2017-03-16T04:38:21Z (GMT) by Peter J. Tan
The Minimum Message Length (MML) principle is a general inductive inference framework which recasts inductive inference as a coding process. Using assumptions identical to those from the well-known Bayesian inference, prediction and modelling, MML represents general inductive and statistical inference problems as a data encoding process which conveys the data to a receiver in a two-part message. The first part is the message to encode the inferred model. The second part is the message to encode the data in light of the inferred model. MML states that the model with the shortest two-part message is the best model approximating the true model.

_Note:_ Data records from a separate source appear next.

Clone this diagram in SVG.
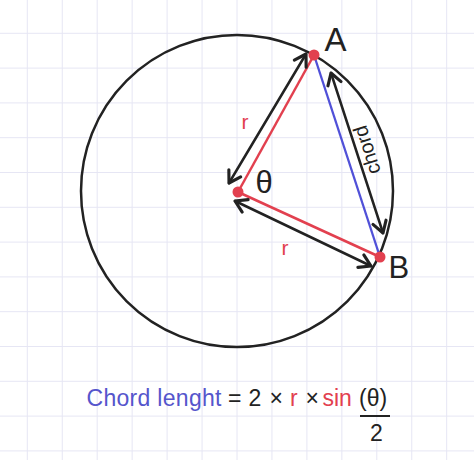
<svg xmlns="http://www.w3.org/2000/svg" width="474" height="460" viewBox="0 0 474 460">
  <style>
    .grid { stroke: #e6e6f4; stroke-width: 1; fill: none; }
    .t { font-family: "Liberation Sans", Arial, sans-serif; }
    .dim { stroke: #222; stroke-width: 2.5; fill: none; stroke-linecap: round; marker-start: url(#ah); marker-end: url(#ah); }
    .red { fill: #e2404f; }
    .blue { fill: #5555cc; }
    .blk { fill: #222; }
  </style>
  <defs>
    <marker id="ah" markerUnits="userSpaceOnUse" markerWidth="20" markerHeight="20" viewBox="-12 -8 14 16" refX="0" refY="0" orient="auto-start-reverse">
      <path d="M-9,-5.5 L0,0 L-9,5.5" fill="none" stroke="#222" stroke-width="2.5" stroke-linecap="round" stroke-linejoin="round"/>
    </marker>
  </defs>
  <rect width="474" height="460" fill="#ffffff"/>
  <g id="grid">
    <path class="grid" d="M27.3,0V460 M62.25,0V460 M97.2,0V460 M132.15,0V460 M167.1,0V460 M202.05,0V460 M237,0V460 M271.95,0V460 M306.9,0V460 M341.85,0V460 M376.8,0V460 M411.75,0V460 M446.7,0V460 M0,33.3H474 M0,68.1H474 M0,102.9H474 M0,137.7H474 M0,172.5H474 M0,207.3H474 M0,242.1H474 M0,276.9H474 M0,311.7H474 M0,346.5H474 M0,381.3H474 M0,416.1H474 M0,450.9H474"/>
  </g>
  <g id="circle">
    <circle cx="237" cy="191" r="156" fill="none" stroke="#222" stroke-width="2.5"/>
  </g>
  <g id="connectors">
    <line x1="238" y1="192" x2="314" y2="55" stroke="#e2404f" stroke-width="2.5"/>
    <line x1="238" y1="192" x2="380" y2="257" stroke="#e2404f" stroke-width="2.5"/>
    <line x1="314" y1="55" x2="380" y2="257" stroke="#5050d8" stroke-width="2.3"/>
    <line class="dim" x1="229" y1="183" x2="306" y2="54"/>
    <line class="dim" x1="235" y1="201" x2="371" y2="266"/>
    <line class="dim" x1="331" y1="73" x2="383" y2="233"/>
  </g>
  <g id="center">
    <circle cx="238" cy="192" r="5.5" fill="#e2404f"/>
    <text class="t blk" x="255.5" y="193" font-size="31">θ</text>
  </g>
  <g id="pointA">
    <circle cx="314" cy="55" r="5.5" fill="#e2404f"/>
    <text class="t blk" x="324.5" y="51" font-size="33">A</text>
  </g>
  <g id="pointB">
    <circle cx="380" cy="257" r="5.5" fill="#e2404f"/>
    <text class="t blk" x="388.5" y="278" font-size="31">B</text>
  </g>
  <g id="labels">
    <text class="t red" x="245" y="129" font-size="21" text-anchor="middle">r</text>
    <text class="t red" x="285" y="255" font-size="21" text-anchor="middle">r</text>
    <text class="t blk" font-size="20" text-anchor="middle" transform="translate(373.5,148) rotate(-107.6)">chord</text>
  </g>
  <g id="formula" font-size="23">
    <text class="t blue" x="86.5" y="406" textLength="135" lengthAdjust="spacing">Chord lenght</text>
    <text class="t blk" x="228" y="406">=</text>
    <text class="t blk" x="248.5" y="406">2</text>
    <text class="t blk" x="269.5" y="406">×</text>
    <text class="t red" x="290" y="406">r</text>
    <text class="t blk" x="305.5" y="406">×</text>
    <text class="t red" x="322.5" y="406">sin</text>
    <text class="t blk" x="359" y="406">(θ)</text>
    <line x1="360" y1="416" x2="390" y2="416" stroke="#222" stroke-width="2"/>
    <text class="t blk" x="376.5" y="441" text-anchor="middle">2</text>
  </g>
</svg>
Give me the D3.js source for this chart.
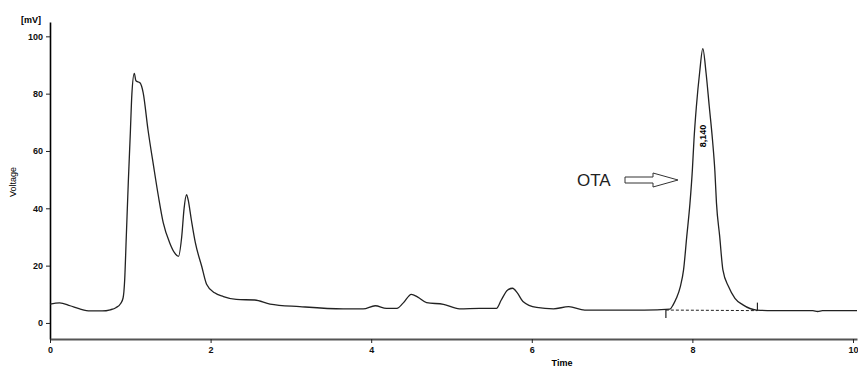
<!DOCTYPE html>
<html>
<head>
<meta charset="utf-8">
<script src="https://cdn.jsdelivr.net/npm/d3@7"></script>
<style>
  body { margin: 0; background: #fff; }
  svg { display: block; font-family: "Liberation Sans", Arial, sans-serif; }
</style>
</head>
<body>
<svg id="chart" width="858" height="368"></svg>
<script>
// chromatogram trace
const times = [0.00, 0.12, 0.25, 0.37, 0.50, 0.65, 0.75, 0.82, 0.88, 0.91, 0.93, 0.95, 0.975, 1.00, 1.02, 1.05, 1.07, 1.12, 1.16, 1.22, 1.29, 1.35, 1.41, 1.49, 1.55, 1.60, 1.64, 1.67, 1.70, 1.72, 1.76, 1.81, 1.89, 1.95, 2.05, 2.16, 2.32, 2.55, 2.74, 3.11, 3.65, 3.90, 4.05, 4.19, 4.32, 4.40, 4.50, 4.58, 4.69, 4.90, 5.10, 5.35, 5.56, 5.62, 5.70, 5.76, 5.82, 5.89, 6.06, 6.27, 6.46, 6.66, 7.00, 7.40, 7.72, 7.76, 7.80, 7.85, 7.89, 7.93, 7.97, 8.00, 8.02, 8.05, 8.09, 8.13, 8.17, 8.21, 8.25, 8.28, 8.30, 8.34, 8.38, 8.45, 8.53, 8.63, 8.80, 9.00, 9.50, 9.56, 9.62, 10.05];
const voltages = [6.6, 7.0, 6.0, 4.9, 4.2, 4.2, 4.6, 5.3, 6.8, 8.7, 15, 30, 49, 66, 80, 87.1, 84.5, 83.8, 80.4, 67.5, 54.7, 44.2, 35, 28, 24.5, 23.2, 30, 40, 44.8, 43, 36, 28, 19.7, 13.5, 10.5, 9.2, 8.2, 8.0, 6.6, 5.7, 4.9, 4.9, 6.0, 5.1, 5.1, 7.0, 10.0, 9.0, 7.1, 6.5, 4.9, 5.1, 5.1, 8.0, 11.5, 12.1, 10.5, 7.5, 5.4, 4.9, 5.7, 4.5, 4.5, 4.5, 4.8, 6.3, 8.6, 12.7, 18.5, 30.2, 41.8, 53.5, 64, 75.6, 87.3, 95.7, 87.3, 75.6, 64, 53, 41.8, 30.2, 18.5, 12.7, 8.6, 6.3, 4.5, 4.3, 4.3, 4.0, 4.3, 4.3];

const xTicks = [0, 2, 4, 6, 8, 10];
const yTicks = [0, 20, 40, 60, 80, 100];

// integration marks of the OTA peak
const markTimes = [7.67, 8.81];
const markVoltages = [4.5, 4.3];
const peakTime = 8.13;
const peakLabel = "8,140";

const svg = d3.select("#chart");

const x = d3.scaleLinear().domain([0, 10.05]).range([50, 857]);
const y = d3.scaleLinear().domain([-5.6, 105]).range([339, 22]);

// axes
const yAxis = svg.append("g")
  .attr("transform", "translate(50,0)")
  .call(d3.axisLeft(y).tickValues(yTicks).tickSize(4).tickSizeOuter(0).tickPadding(3));
yAxis.select(".domain").attr("stroke", "#000").attr("stroke-width", 1.6);

const xAxis = svg.append("g")
  .attr("transform", "translate(0,339)")
  .call(d3.axisBottom(x).tickValues(xTicks).tickSize(4).tickSizeOuter(0).tickPadding(4));
xAxis.select(".domain").attr("stroke", "#555").attr("stroke-width", 2);

svg.selectAll(".tick text")
  .attr("font-size", 9)
  .attr("font-weight", "bold")
  .attr("fill", "#111");
svg.selectAll(".tick line").attr("stroke", "#222");

svg.append("text")
  .attr("x", 41).attr("y", 23)
  .attr("text-anchor", "end")
  .attr("font-size", 9)
  .attr("font-weight", "bold")
  .text("[mV]");

svg.append("text")
  .attr("transform", "translate(16,182) rotate(-90)")
  .attr("text-anchor", "middle")
  .attr("font-size", 9)
  .text("Voltage");

svg.append("text")
  .attr("x", 562).attr("y", 366)
  .attr("text-anchor", "middle")
  .attr("font-size", 9)
  .attr("font-weight", "bold")
  .text("Time");

// trace
const trace = times.map((t, i) => [t, voltages[i]]);
svg.append("path")
  .datum(trace)
  .attr("fill", "none")
  .attr("stroke", "#222")
  .attr("stroke-width", 1.3)
  .attr("d", d3.line().x(d => x(d[0])).y(d => y(d[1])).curve(d3.curveMonotoneX));

// dashed baseline and marks
svg.append("line")
  .attr("x1", x(markTimes[0])).attr("y1", y(markVoltages[0]))
  .attr("x2", x(markTimes[1])).attr("y2", y(markVoltages[1]))
  .attr("stroke", "#222")
  .attr("stroke-width", 1)
  .attr("stroke-dasharray", "3,2");

svg.append("line")
  .attr("x1", x(markTimes[0])).attr("x2", x(markTimes[0]))
  .attr("y1", y(markVoltages[0])).attr("y2", y(markVoltages[0]) + 8)
  .attr("stroke", "#222").attr("stroke-width", 1.2);
svg.append("line")
  .attr("x1", x(markTimes[1])).attr("x2", x(markTimes[1]))
  .attr("y1", y(markVoltages[1])).attr("y2", y(markVoltages[1]) - 8)
  .attr("stroke", "#222").attr("stroke-width", 1.2);

// peak retention time label
svg.append("text")
  .attr("transform", `translate(${x(peakTime) + 3},136) rotate(-90)`)
  .attr("text-anchor", "middle")
  .attr("font-size", 9)
  .attr("font-weight", "bold")
  .text(peakLabel);

// OTA annotation with hollow arrow
svg.append("text")
  .attr("x", 577).attr("y", 186)
  .attr("font-size", 17)
  .attr("fill", "#222")
  .text("OTA");

const ay = 180;
svg.append("path")
  .attr("d", `M625,${ay - 3} L653,${ay - 3} L653,${ay - 7} L678,${ay} L653,${ay + 7} L653,${ay + 3} L625,${ay + 3} Z`)
  .attr("fill", "#fff")
  .attr("stroke", "#333")
  .attr("stroke-width", 1);
</script>
</body>
</html>
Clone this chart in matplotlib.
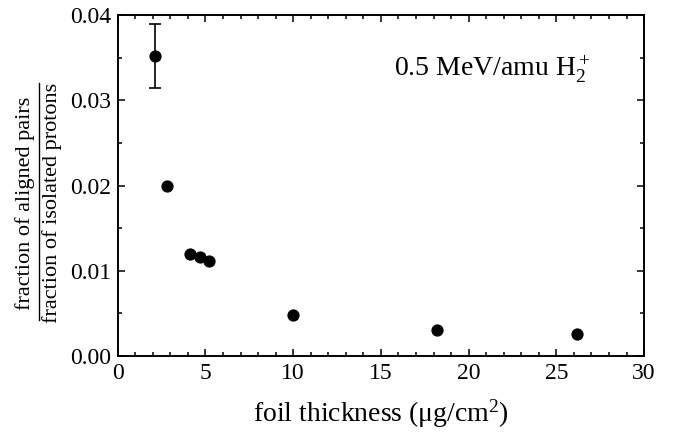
import numpy as np
import matplotlib
matplotlib.use('Agg')
import matplotlib.pyplot as plt
from matplotlib.ticker import MultipleLocator, FormatStrFormatter
from matplotlib.lines import Line2D

plt.rcParams['font.family'] = 'Liberation Serif'
plt.rcParams['mathtext.fontset'] = 'custom'
plt.rcParams['mathtext.rm'] = 'Liberation Serif'
plt.rcParams['mathtext.it'] = 'Liberation Serif:italic'

# foil thickness (ug/cm^2) and ratio of aligned pairs to isolated protons
thickness = [2.1, 2.8, 4.1, 4.7, 5.2, 10.0, 18.2, 26.2]
ratio = [0.0352, 0.0200, 0.0120, 0.0116, 0.0112, 0.0048, 0.0030, 0.0026]
ratio_err = [0.0038, 0, 0, 0, 0, 0, 0, 0]

fig = plt.figure(figsize=(6.78, 4.43), dpi=100)
ax = fig.add_axes([0.1736, 0.1964, 0.7764, 0.7697])

# only the first point carries an error bar
ax.errorbar(thickness[:1], ratio[:1], yerr=ratio_err[:1], fmt='none',
            ecolor='black', elinewidth=1.2, capsize=4.5, capthick=1.2)
ax.plot(thickness, ratio, 'o', color='black', markersize=7.8)

ax.set_xlim(0, 30)
ax.set_ylim(0, 0.04)
ax.xaxis.set_major_locator(MultipleLocator(5))
ax.xaxis.set_minor_locator(MultipleLocator(1))
ax.yaxis.set_major_locator(MultipleLocator(0.01))
ax.yaxis.set_minor_locator(MultipleLocator(0.005))
ax.yaxis.set_major_formatter(FormatStrFormatter('%.2f'))

for s in ax.spines.values():
    s.set_linewidth(1.4)
ax.tick_params(which='both', direction='in', top=True, right=True,
               labelsize=17, width=1.1)
ax.tick_params(which='major', length=5, pad=5)
ax.tick_params(which='minor', length=2.8)

ax.set_xlabel(r'foil thickness ($\mathrm{\mu}$g/cm$^2$)', fontsize=20, labelpad=10)

ax.text(0.897, 0.821, r'0.5 MeV/amu H$_2^+$', transform=ax.transAxes,
        fontsize=20, ha='right', va='baseline')

# y label as a stacked fraction
fig.text(25 / 678, 1 - 203 / 443, 'fraction of aligned pairs', rotation=90,
         fontsize=16, ha='center', va='center')
fig.text(52 / 678, 1 - 203 / 443, 'fraction of isolated protons', rotation=90,
         fontsize=16, ha='center', va='center')
fig.add_artist(Line2D([39 / 678, 39 / 678], [1 - 83 / 443, 1 - 320 / 443],
                      transform=fig.transFigure, color='black', linewidth=1.0))

fig.savefig('out.png', dpi=100)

   Decision trees, decision graphs and decision forests are popular supervised learning methods in machine learning. In this dissertation, the MML principle is applied to build machine learning schemes for decision trees, decision graphs and decision forests. Two novel MML inference schemes are developed. One is a MML coding scheme for Oblique decision trees, which are decision trees with linear discriminate functions at their internal nodes. Another is a MML coding scheme for decision graphs with multi-way joins and dynamic attributes. A decision forests learning scheme based on MML oblique decision trees is also presented.
   Experiments were conducted across a range of problems using data from University of California Machine Learning Repository and the Singapore Data Mining Centre. These experiments showed that compared to other popular decision tree models such C4.5 and C5, models generated by MML inference schemes achieved favourable results in both classification and probabilistic predictive accuracy. The study showed that MML inference schemes are able to find the optimal trade-off between the complexity of these structure models and goodness-of-fit for a given set of data.